Note: On Tuesdays and some Sundays, you can find me at Your Daily Tripod, owned by my friend TonyD. A longer version of the post below appears there.
Let’s be honest. Firm faith is a lot easier to have when everyone’s healthy, when you have enough food and money (and maybe even more than enough), and when your world is tooling around just as it should. It’s easy to give thanks and spew out platitudes about the Lord’s goodness.
But when people you love are in hospice, you’ve been out of work for months, and anxiety and worry are taking up what seems to be permanent residence in your head and soul, it’s like being in quicksand. If the Almighty is all powerful, why doesn’t He chase away the bad? Don’t all those years of rosaries and Mass attendance count for something?
And of course, they do. It’s just hard to remember that we’ve been in these places before, and His grace has guided us through them. Not necessarily the way we would have liked, but we get through it.

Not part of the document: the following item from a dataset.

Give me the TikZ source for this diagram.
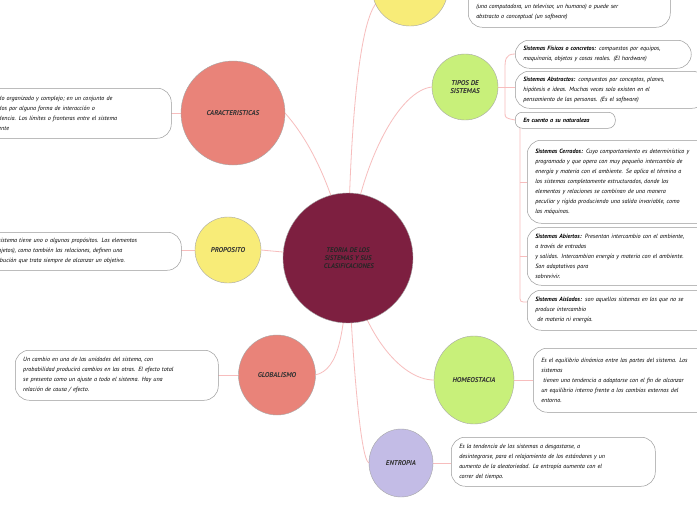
\documentclass[tikz,border=0pt]{standalone}
\usepackage{fontspec}
\setmainfont{PT Sans}
\usetikzlibrary{shapes.geometric}
\definecolor{lnk}{HTML}{F7BDBD}
\definecolor{maroon}{HTML}{7D1F40}
\definecolor{salmon}{HTML}{E98379}
\definecolor{yel}{HTML}{F8EC78}
\definecolor{grn}{HTML}{C8F07A}
\definecolor{lav}{HTML}{C3BCE6}
\tikzset{
 topic/.style={ellipse,draw=gray!70,line width=0.4pt,inner sep=0pt,font=\fontsize{7}{8}\selectfont\itshape\bfseries,text=black!80,align=center},
 txt/.style={draw=gray!80,line width=0.5pt,rounded corners=14pt,anchor=north west,align=left,font=\fontsize{6.1}{10}\selectfont\itshape,inner xsep=8pt,inner ysep=4pt,fill=white},
 lk/.style={draw=lnk,line width=0.8pt},
}
\begin{document}
\begin{tikzpicture}[x=1pt,y=-1pt]
\useasboundingbox (0,0) rectangle (697,520);
\clip (0,0) rectangle (697,520);
\fill[white] (0,0) rectangle (697,520);
% links
\coordinate (c) at (348,258);
\draw[lk] (c) .. controls (350,120) and (360,10) .. (380,0);
\draw[lk] (c) .. controls (360,160) and (400,90) .. (432,87);
\draw[lk] (c) .. controls (330,170) and (300,130) .. (285,113);
\draw[lk] (c) -- (261,250);
\draw[lk] (c) .. controls (345,330) and (340,370) .. (315,375);
\draw[lk] (c) .. controls (360,330) and (400,380) .. (434,380);
\draw[lk] (c) .. controls (352,350) and (360,460) .. (369,463);
% boxes links
\draw[lk] (160,113) -- (181,113);
\draw[lk] (178,250) -- (195,250);
\draw[lk] (218,375) -- (239,375);
\draw[lk] (514,380) -- (533,380);
\draw[lk] (433,463) -- (451,463);
\draw[lk] (498,87) -- (505,87);
\draw[lk] (515,54) .. controls (505,54) and (505,60) .. (505,70) -- (505,112) .. controls (505,118) .. (515,120);
\draw[lk] (505,87) -- (515,87);
\draw[lk] (520,128) -- (520,295) .. controls (520,302) .. (527,302);
\draw[lk] (520,182) -- (527,182);
\draw[lk] (520,256) -- (527,256);
% central
\node[topic,fill=maroon,minimum width=130pt,minimum height=130pt,text=black!85,font=\fontsize{6.8}{8}\selectfont\itshape\bfseries] (central) at (348,258) {TEORIA DE LOS\\SISTEMAS Y SUS\\\ CLASIFICACIONES};
% topics
\node[topic,fill=yel,minimum width=76pt,minimum height=76pt] (top) at (410,-12) {};
\node[topic,fill=grn,minimum width=66pt,minimum height=66pt] (tipos) at (465,87) {TIPOS DE\\SISTEMAS};
\node[topic,fill=salmon,minimum width=104pt,minimum height=104pt] (carac) at (233,113) {CARACTERISTICAS};
\node[topic,fill=yel,minimum width=66pt,minimum height=66pt] (prop) at (228,250) {PROPOSITO};
\node[topic,fill=salmon,minimum width=77pt,minimum height=80pt] (glob) at (277,375) {GLOBALISMO};
\node[topic,fill=grn,minimum width=80pt,minimum height=88pt] (homeo) at (474,380) {HOMEOSTACIA};
\node[topic,fill=lav,minimum width=64pt,minimum height=68pt] (entro) at (401,463) {ENTROPIA};
% text boxes
\node[txt,text width=186pt,minimum height=47pt] (ttop) at (468,-20) {\mbox{}\\ \mbox{}\\(una computadora, un televisor, un humano) o puede ser\\abstracto o conceptual (un software)};
\node[txt,text width=160pt,minimum height=28pt,inner ysep=2pt] (b1) at (515,40) {\textbf{Sistemas Físicos o concretos:} compuestos por equipos,\\maquinaria, objetos y cosas reales. (El hardware)};
\node[txt,text width=175pt,minimum height=37pt,inner ysep=2pt] (b2) at (515,71) {\textbf{Sistemas Abstractos:} compuestos por conceptos, planes,\\hipótesis e ideas. Muchas veces solo existen en el\\pensamiento de las personas. (Es el software)};
\node[txt,text width=84pt,minimum height=16pt,inner ysep=1pt,rounded corners=7pt] (b3) at (515,112) {\textbf{En cuento a su naturaleza}};
\node[txt,text width=190pt,minimum height=83pt] (b4) at (527,140) {\textbf{Sistemas Cerrados:} Cuyo comportamiento es determinístico y\\programado y que opera con muy pequeño intercambio de\\energía y materia con el ambiente. Se aplica el término a\\los sistemas completamente estructurados, donde los\\elementos y relaciones se combinan de una manera\\peculiar y rígida produciendo una salida invariable, como\\las máquinas.};
\node[txt,text width=190pt,minimum height=58pt] (b5) at (527,227) {\textbf{Sistemas Abiertos:} Presentan intercambio con el ambiente,\\a través de entradas\\y salidas. Intercambian energía y materia con el ambiente.\\Son adaptativos para\\sobrevivir.};
\node[txt,text width=190pt,minimum height=40pt] (b6) at (527,290) {\textbf{Sistemas Aislados:} son aquellos sistemas en los que no se\\produce intercambio\\\ de materia ni energía.};
\node[txt,text width=175pt,minimum height=50pt,inner ysep=3pt] (tcar) at (-20,88) {\ \ \ \ \ do organizado y complejo; en un conjunto de\\\ \ \ \ \ dos por alguna forma de interacción o\\\ \ \ \ \ dencia. Los límites o fronteras entre el sistema\\\ \ \ \ \ ente};
\node[txt,text width=185pt,minimum height=38pt,inner ysep=3pt] (tprop) at (-20,232) {\ \ \ \ \ sistema tiene uno o algunos propósitos. Los elementos\\\ \ \ \ \ ojetos), como también las relaciones, definen una\\\ \ \ \ \ ibución que trata siempre de alcanzar un objetivo.};
\node[txt,text width=187pt,minimum height=50pt,inner ysep=3pt] (tglob) at (15,350) {Un cambio en una de las unidades del sistema, con\\probabilidad producirá cambios en las otras. El efecto total\\se presenta como un ajuste a todo el sistema. Hay una\\relación de causa / efecto.};
\node[txt,text width=190pt,minimum height=64pt,inner ysep=3pt] (thom) at (533,348) {Es el equilibrio dinámico entre las partes del sistema. Los\\sistemas\\\ tienen una tendencia a adaptarse con el fin de alcanzar\\un equilibrio interno frente a los cambios externos del\\entorno.};
\node[txt,text width=188pt,minimum height=49pt,inner ysep=3pt] (tent) at (451,437) {Es la tendencia de los sistemas a desgastarse, a\\desintegrarse, para el relajamiento de los estándares y un\\aumento de la aleatoriedad. La entropía aumenta con el\\correr del tiempo.};
\end{tikzpicture}
\end{document}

Several years ago, I was on a Cursillo team. For another team member, the Weekend fell on the first anniversary of her husband’s death, a man to whom she’d been married for decades. When she gave her talk, she brought up the anniversary and how difficult it was for her. Then she raised her arms straight over her head and said, “Sometimes, all you can do is stand firm.”
Giving into the demons happens. It happened to those in Sodom. It happened to some of the Israelites. It happens to us. But the Lord is always, always there waiting for when we manage to breathe deeply—or bottom out—and start anew by standing firm with Him.